A turma da bufunfa vive um dos seus momentos mais tenebrosos. Não no Brasil, claro. Os elevados juros brasileiros e outras benesses garantem lucros relativamente fáceis. Os bufunfeiros tupiniquins não precisam inventar nada nem correr grandes riscos.
Artigo publicado originalmente no jornal Folha de S.Paulo
Já os bufunfeiros americanos e europeus vêm registrando perdas gigantescas. Várias instituições financeiras estão com a corda no pescoço, buscando socorro governamental. Algumas já sucumbiram. A última vítima foi o banco Bear Stearns – uma referência internacional.
Normalmente, um bufunfeiro brasileiro não se referia ao Bear Stearns sem que dos seus lábios pendesse a proverbial “baba elástica e bovina da humildade”.
Estamos diante de um grande paradoxo. Os países e bancos que se apresentavam -e eram aceitos- como modelos de governança estão hoje na lona.
Não se duvida mais da gravidade da crise. Segundo o ex-presidente do Federal Reserve Alan Greenspan, “a atual crise financeira dos Estados Unidos deverá ser julgada em retrospecto como a mais violenta desde o fim da Segunda Guerra Mundial”. O número dois do FMI, John Lipsky, numa declaração incomum para um dirigente dessa instituição, chegou a dizer que as autoridades governamentais devem se preparar para “pensar o impensável”.
Como está reagindo o Brasil a esse tumulto? Até agora, surpreendentemente bem. Digo “surpreendentemente” porque o brasileiro está acostumado à vulnerabilidade externa. Nas últimas décadas, o Brasil se mostrou muito suscetível a choques internacionais. É notável que a crise financeira esteja rolando há oito meses sem ter afetado substancialmente o desempenho da economia brasileira.
O que mudou? Basicamente a qualidade dos nossos indicadores econômicos. O Brasil, assim como outros países emergentes, tem hoje uma economia mais forte. A inflação está controlada, as contas públicas não registram grandes desequilíbrios, a dívida pública vem diminuindo como proporção do PIB.
Além disso, as contas externas brasileiras se fortaleceram de maneira expressiva nos últimos cinco anos. Esse é o aspecto crucial. A fragilidade das contas externas era a grande fonte de vulnerabilidade do país e uma das principais causas do crescimento medíocre da economia.
O fundamental é impedir que esse avanço seja revertido pela valorização persistente do real. Já há sinais claros de deterioração do nosso balanço de pagamentos em conta corrente. É verdade que parte dessa deterioração reflete a rápida expansão da demanda interna. Mas a contribuição do câmbio tem sido decisiva.

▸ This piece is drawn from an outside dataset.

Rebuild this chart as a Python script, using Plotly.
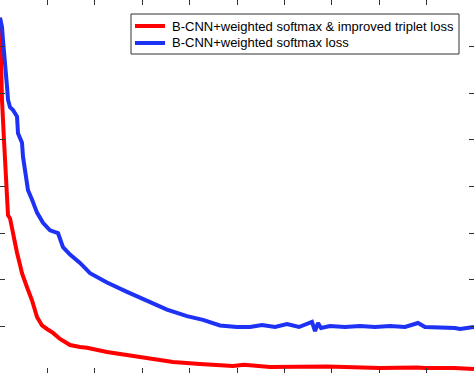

O Ministério da Fazenda procurou reagir a esse problema com o pacote de medidas cambiais da semana passada. A medida mais importante foi a imposição de um IOF de 1,5% sobre investimentos estrangeiros em renda fixa. Quebra-se assim mais um tabu. O controle sobre o ingresso de capitais especulativos era estigmatizado como medida “heterodoxa”, “de alto risco”, que poderia desestabilizar a economia. O governo ignorou esse vaticínio e foi em frente. Não aconteceu nada. O que se discute agora é se a medida será eficaz ou se os bufunfeiros encontrarão meios de contorná-la.
Cabe agora acompanhar de perto os movimentos do mercado e aplicar a medida com rigor. Evidentemente, tudo ficará mais difícil se o Banco Central insistir em sinalizar aumento dos juros básicos num momento em que as taxas estão caindo rapidamente nos Estados Unidos e em outros mercados.
Paulo Nogueira Batista é economista e diretor-executivo do FMI.